Your instructions:
Pictures stay out of the copy; set down each line of the listing below exactly.

Data extract:

..........

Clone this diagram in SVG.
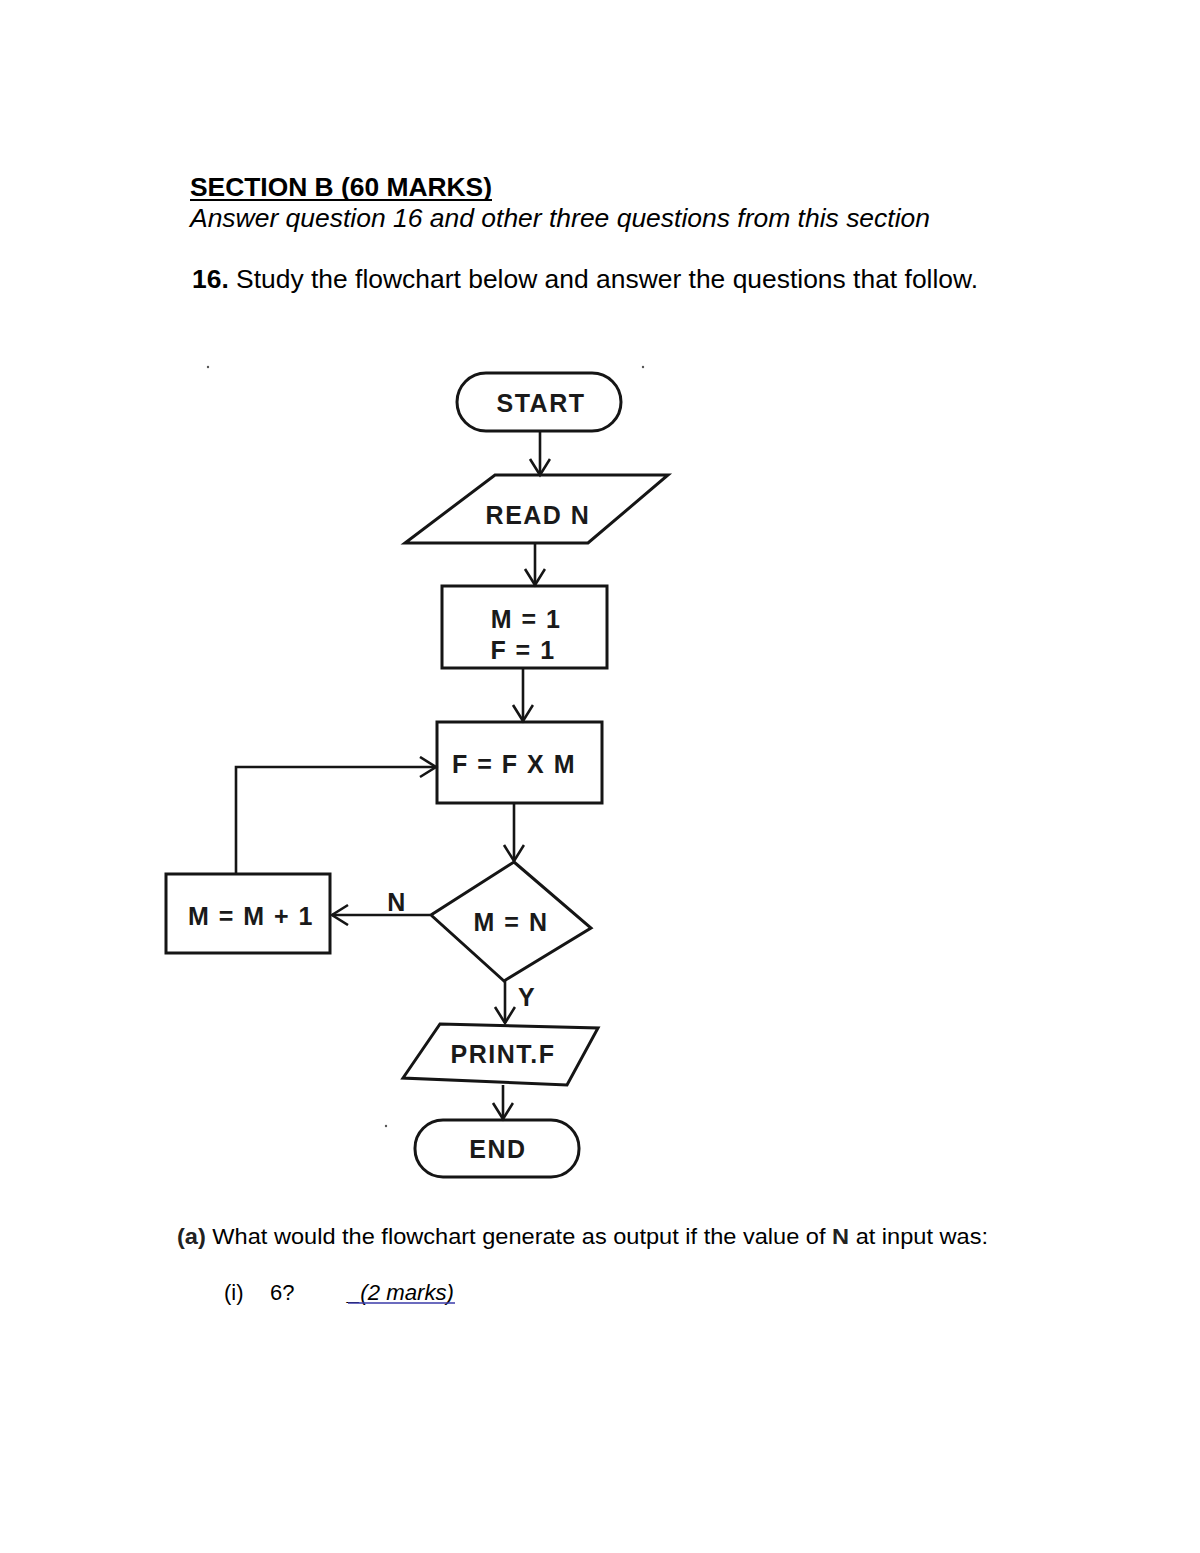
<svg xmlns="http://www.w3.org/2000/svg" width="1200" height="1553" viewBox="0 0 1200 1553">
<style>
.shape{fill:none;stroke:#151515;stroke-width:3;stroke-linejoin:miter}
.conn{fill:none;stroke:#151515;stroke-width:2.6}
.lbl{font-family:"Liberation Sans",Arial,sans-serif;font-size:25px;font-weight:bold;fill:#1a1a1a;text-anchor:middle;letter-spacing:1.5px}
.hd{font-family:"Liberation Sans",Arial,sans-serif;fill:#000}
</style>
<defs>
<marker id="arr" markerUnits="userSpaceOnUse" markerWidth="24" markerHeight="26" refX="17" refY="11" orient="auto">
<path d="M1,1 L17,11 L1,21" fill="none" stroke="#151515" stroke-width="2.6"/>
</marker>
</defs>
<rect width="1200" height="1553" fill="#fff"/>

<g id="header">
<text class="hd" x="190" y="196" font-size="25" font-weight="bold" textLength="302" lengthAdjust="spacingAndGlyphs">SECTION B (60 MARKS)</text>
<line x1="190" y1="200" x2="492" y2="200" stroke="#000" stroke-width="2"/>
<text class="hd" x="190" y="227" font-size="25" font-style="italic" textLength="740" lengthAdjust="spacingAndGlyphs">Answer question 16 and other three questions from this section</text>
<text class="hd" x="192" y="288" font-size="25" textLength="786" lengthAdjust="spacingAndGlyphs"><tspan font-weight="bold">16.</tspan> Study the flowchart below and answer the questions that follow.</text>
</g>

<g id="dots" fill="#555">
<circle cx="208" cy="367" r="1.2"/>
<circle cx="643" cy="367" r="1.2"/>
<circle cx="386" cy="1126" r="1.2"/>
</g>

<g id="connectors">
<line class="conn" x1="540" y1="432" x2="540" y2="475" marker-end="url(#arr)"/>
<line class="conn" x1="535" y1="544" x2="535" y2="585" marker-end="url(#arr)"/>
<line class="conn" x1="523" y1="668" x2="523" y2="721" marker-end="url(#arr)"/>
<line class="conn" x1="514" y1="804" x2="514" y2="861" marker-end="url(#arr)"/>
<line class="conn" x1="430" y1="915" x2="332" y2="915" marker-end="url(#arr)"/>
<polyline class="conn" points="236,873 236,767 436,767" marker-end="url(#arr)"/>
<line class="conn" x1="505" y1="981" x2="505" y2="1023" marker-end="url(#arr)"/>
<line class="conn" x1="503" y1="1085" x2="503" y2="1119" marker-end="url(#arr)"/>
<text class="lbl" x="397" y="911">N</text>
<text class="lbl" x="527" y="1006">Y</text>
</g>

<g id="start">
<rect class="shape" x="457" y="373" width="164" height="58" rx="29"/>
<text class="lbl" x="541" y="412">START</text>
</g>

<g id="read">
<polygon class="shape" points="495,475 668,475 588,543 405,543"/>
<text class="lbl" x="538" y="524">READ N</text>
</g>

<g id="init">
<rect class="shape" x="442" y="586" width="165" height="82"/>
<text class="lbl" x="526" y="628">M = 1</text>
<text class="lbl" x="523" y="659">F = 1</text>
</g>

<g id="mult">
<rect class="shape" x="437" y="722" width="165" height="81"/>
<text class="lbl" x="514" y="773">F = F X M</text>
</g>

<g id="decision">
<polygon class="shape" points="514,862 591,928 504,981 431,915"/>
<text class="lbl" x="511" y="931">M = N</text>
</g>

<g id="incr">
<rect class="shape" x="166" y="874" width="164" height="79"/>
<text class="lbl" x="251" y="925">M = M + 1</text>
</g>

<g id="print">
<polygon class="shape" points="440,1024 598,1028 567,1085 403,1078"/>
<text class="lbl" x="503" y="1063">PRINT.F</text>
</g>

<g id="end">
<rect class="shape" x="415" y="1120" width="164" height="57" rx="28"/>
<text class="lbl" x="498" y="1158">END</text>
</g>

<g id="question">
<text class="hd" x="177" y="1244" font-size="22" fill="#333" textLength="811" lengthAdjust="spacingAndGlyphs"><tspan font-weight="bold" fill="#222">(a)</tspan> What would the flowchart generate as output if the value of <tspan font-weight="bold" fill="#222">N</tspan> at input was:</text>
<text class="hd" x="224" y="1300" font-size="22" fill="#333">(i)</text>
<text class="hd" x="270" y="1300" font-size="22" fill="#333">6?</text>
<text class="hd" x="348" y="1300" font-size="22" font-style="italic" fill="#3a3aa8" textLength="106" lengthAdjust="spacingAndGlyphs">_(2 marks)</text>
<line x1="348" y1="1303" x2="455" y2="1303" stroke="#3a3aa8" stroke-width="1.5"/>
</g>
</svg>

..........

Result for this task:
Clone this diagram in SVG.
<svg xmlns="http://www.w3.org/2000/svg" width="1200" height="1553" viewBox="0 0 1200 1553">
<style>
.shape{fill:none;stroke:#151515;stroke-width:3;stroke-linejoin:miter}
.conn{fill:none;stroke:#151515;stroke-width:2.6}
.lbl{font-family:"Liberation Sans",Arial,sans-serif;font-size:25px;font-weight:bold;fill:#1a1a1a;text-anchor:middle;letter-spacing:1.5px}
.hd{font-family:"Liberation Sans",Arial,sans-serif;fill:#000}
</style>
<defs>
<marker id="arr" markerUnits="userSpaceOnUse" markerWidth="24" markerHeight="26" refX="17" refY="11" orient="auto">
<path d="M1,1 L17,11 L1,21" fill="none" stroke="#151515" stroke-width="2.6"/>
</marker>
</defs>
<rect width="1200" height="1553" fill="#fff"/>

<g id="header">
<text class="hd" x="190" y="196" font-size="25" font-weight="bold" textLength="302" lengthAdjust="spacingAndGlyphs">SECTION B (60 MARKS)</text>
<line x1="190" y1="200" x2="492" y2="200" stroke="#000" stroke-width="2"/>
<text class="hd" x="190" y="227" font-size="25" font-style="italic" textLength="740" lengthAdjust="spacingAndGlyphs">Answer question 16 and other three questions from this section</text>
<text class="hd" x="192" y="288" font-size="25" textLength="786" lengthAdjust="spacingAndGlyphs"><tspan font-weight="bold">16.</tspan> Study the flowchart below and answer the questions that follow.</text>
</g>

<g id="dots" fill="#555">
<circle cx="208" cy="367" r="1.2"/>
<circle cx="643" cy="367" r="1.2"/>
<circle cx="386" cy="1126" r="1.2"/>
</g>

<g id="connectors">
<line class="conn" x1="540" y1="432" x2="540" y2="475" marker-end="url(#arr)"/>
<line class="conn" x1="535" y1="544" x2="535" y2="585" marker-end="url(#arr)"/>
<line class="conn" x1="523" y1="668" x2="523" y2="721" marker-end="url(#arr)"/>
<line class="conn" x1="514" y1="804" x2="514" y2="861" marker-end="url(#arr)"/>
<line class="conn" x1="430" y1="915" x2="332" y2="915" marker-end="url(#arr)"/>
<polyline class="conn" points="236,873 236,767 436,767" marker-end="url(#arr)"/>
<line class="conn" x1="505" y1="981" x2="505" y2="1023" marker-end="url(#arr)"/>
<line class="conn" x1="503" y1="1085" x2="503" y2="1119" marker-end="url(#arr)"/>
<text class="lbl" x="397" y="911">N</text>
<text class="lbl" x="527" y="1006">Y</text>
</g>

<g id="start">
<rect class="shape" x="457" y="373" width="164" height="58" rx="29"/>
<text class="lbl" x="541" y="412">START</text>
</g>

<g id="read">
<polygon class="shape" points="495,475 668,475 588,543 405,543"/>
<text class="lbl" x="538" y="524">READ N</text>
</g>

<g id="init">
<rect class="shape" x="442" y="586" width="165" height="82"/>
<text class="lbl" x="526" y="628">M = 1</text>
<text class="lbl" x="523" y="659">F = 1</text>
</g>

<g id="mult">
<rect class="shape" x="437" y="722" width="165" height="81"/>
<text class="lbl" x="514" y="773">F = F X M</text>
</g>

<g id="decision">
<polygon class="shape" points="514,862 591,928 504,981 431,915"/>
<text class="lbl" x="511" y="931">M = N</text>
</g>

<g id="incr">
<rect class="shape" x="166" y="874" width="164" height="79"/>
<text class="lbl" x="251" y="925">M = M + 1</text>
</g>

<g id="print">
<polygon class="shape" points="440,1024 598,1028 567,1085 403,1078"/>
<text class="lbl" x="503" y="1063">PRINT.F</text>
</g>

<g id="end">
<rect class="shape" x="415" y="1120" width="164" height="57" rx="28"/>
<text class="lbl" x="498" y="1158">END</text>
</g>

<g id="question">
<text class="hd" x="177" y="1244" font-size="22" fill="#333" textLength="811" lengthAdjust="spacingAndGlyphs"><tspan font-weight="bold" fill="#222">(a)</tspan> What would the flowchart generate as output if the value of <tspan font-weight="bold" fill="#222">N</tspan> at input was:</text>
<text class="hd" x="224" y="1300" font-size="22" fill="#333">(i)</text>
<text class="hd" x="270" y="1300" font-size="22" fill="#333">6?</text>
<text class="hd" x="348" y="1300" font-size="22" font-style="italic" fill="#3a3aa8" textLength="106" lengthAdjust="spacingAndGlyphs">_(2 marks)</text>
<line x1="348" y1="1303" x2="455" y2="1303" stroke="#3a3aa8" stroke-width="1.5"/>
</g>
</svg>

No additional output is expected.